* [WHAT TO DO]:
Quote the data below in full, minus the images.

* [SUPPLIED MATERIAL]:
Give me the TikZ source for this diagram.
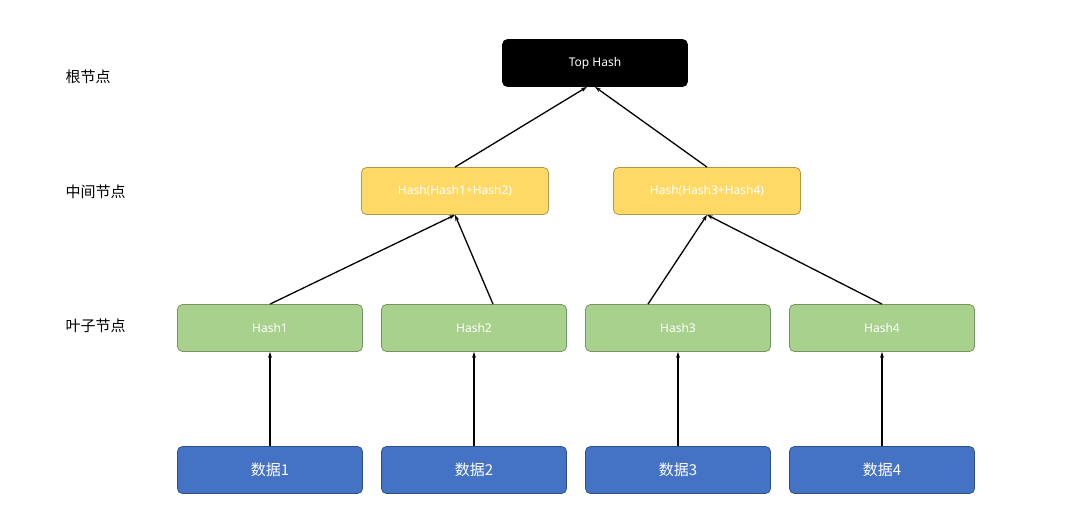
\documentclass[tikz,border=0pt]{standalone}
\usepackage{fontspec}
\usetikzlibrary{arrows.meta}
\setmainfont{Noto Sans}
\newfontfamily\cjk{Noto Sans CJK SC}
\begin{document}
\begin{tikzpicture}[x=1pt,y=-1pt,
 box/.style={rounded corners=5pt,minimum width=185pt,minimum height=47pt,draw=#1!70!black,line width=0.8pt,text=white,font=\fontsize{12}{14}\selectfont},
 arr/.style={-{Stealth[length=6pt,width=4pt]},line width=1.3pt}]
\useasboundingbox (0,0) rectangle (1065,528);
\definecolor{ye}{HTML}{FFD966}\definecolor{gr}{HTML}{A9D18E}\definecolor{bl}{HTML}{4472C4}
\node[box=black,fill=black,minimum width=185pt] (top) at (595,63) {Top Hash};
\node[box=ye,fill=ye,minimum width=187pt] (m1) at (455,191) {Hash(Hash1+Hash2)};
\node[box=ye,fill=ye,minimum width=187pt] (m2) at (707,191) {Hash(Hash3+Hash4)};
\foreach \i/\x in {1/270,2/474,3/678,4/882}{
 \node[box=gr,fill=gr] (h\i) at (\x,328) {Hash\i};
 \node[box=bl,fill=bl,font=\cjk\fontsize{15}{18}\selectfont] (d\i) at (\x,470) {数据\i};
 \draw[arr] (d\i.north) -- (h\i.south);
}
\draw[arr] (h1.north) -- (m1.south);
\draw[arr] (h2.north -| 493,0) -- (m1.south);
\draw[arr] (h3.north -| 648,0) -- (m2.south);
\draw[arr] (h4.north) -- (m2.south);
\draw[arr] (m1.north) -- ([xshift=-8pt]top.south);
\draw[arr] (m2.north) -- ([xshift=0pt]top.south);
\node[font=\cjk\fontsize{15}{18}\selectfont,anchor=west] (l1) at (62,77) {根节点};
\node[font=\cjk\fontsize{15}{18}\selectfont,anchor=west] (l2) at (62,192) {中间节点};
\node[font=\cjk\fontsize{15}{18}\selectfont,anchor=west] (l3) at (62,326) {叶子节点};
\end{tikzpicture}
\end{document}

* [CORRECT ANSWER]:
Give me the TikZ source for this diagram.
\documentclass[tikz,border=0pt]{standalone}
\usepackage{fontspec}
\usetikzlibrary{arrows.meta}
\setmainfont{Noto Sans}
\newfontfamily\cjk{Noto Sans CJK SC}
\begin{document}
\begin{tikzpicture}[x=1pt,y=-1pt,
 box/.style={rounded corners=5pt,minimum width=185pt,minimum height=47pt,draw=#1!70!black,line width=0.8pt,text=white,font=\fontsize{12}{14}\selectfont},
 arr/.style={-{Stealth[length=6pt,width=4pt]},line width=1.3pt}]
\useasboundingbox (0,0) rectangle (1065,528);
\definecolor{ye}{HTML}{FFD966}\definecolor{gr}{HTML}{A9D18E}\definecolor{bl}{HTML}{4472C4}
\node[box=black,fill=black,minimum width=185pt] (top) at (595,63) {Top Hash};
\node[box=ye,fill=ye,minimum width=187pt] (m1) at (455,191) {Hash(Hash1+Hash2)};
\node[box=ye,fill=ye,minimum width=187pt] (m2) at (707,191) {Hash(Hash3+Hash4)};
\foreach \i/\x in {1/270,2/474,3/678,4/882}{
 \node[box=gr,fill=gr] (h\i) at (\x,328) {Hash\i};
 \node[box=bl,fill=bl,font=\cjk\fontsize{15}{18}\selectfont] (d\i) at (\x,470) {数据\i};
 \draw[arr] (d\i.north) -- (h\i.south);
}
\draw[arr] (h1.north) -- (m1.south);
\draw[arr] (h2.north -| 493,0) -- (m1.south);
\draw[arr] (h3.north -| 648,0) -- (m2.south);
\draw[arr] (h4.north) -- (m2.south);
\draw[arr] (m1.north) -- ([xshift=-8pt]top.south);
\draw[arr] (m2.north) -- ([xshift=0pt]top.south);
\node[font=\cjk\fontsize{15}{18}\selectfont,anchor=west] (l1) at (62,77) {根节点};
\node[font=\cjk\fontsize{15}{18}\selectfont,anchor=west] (l2) at (62,192) {中间节点};
\node[font=\cjk\fontsize{15}{18}\selectfont,anchor=west] (l3) at (62,326) {叶子节点};
\end{tikzpicture}
\end{document}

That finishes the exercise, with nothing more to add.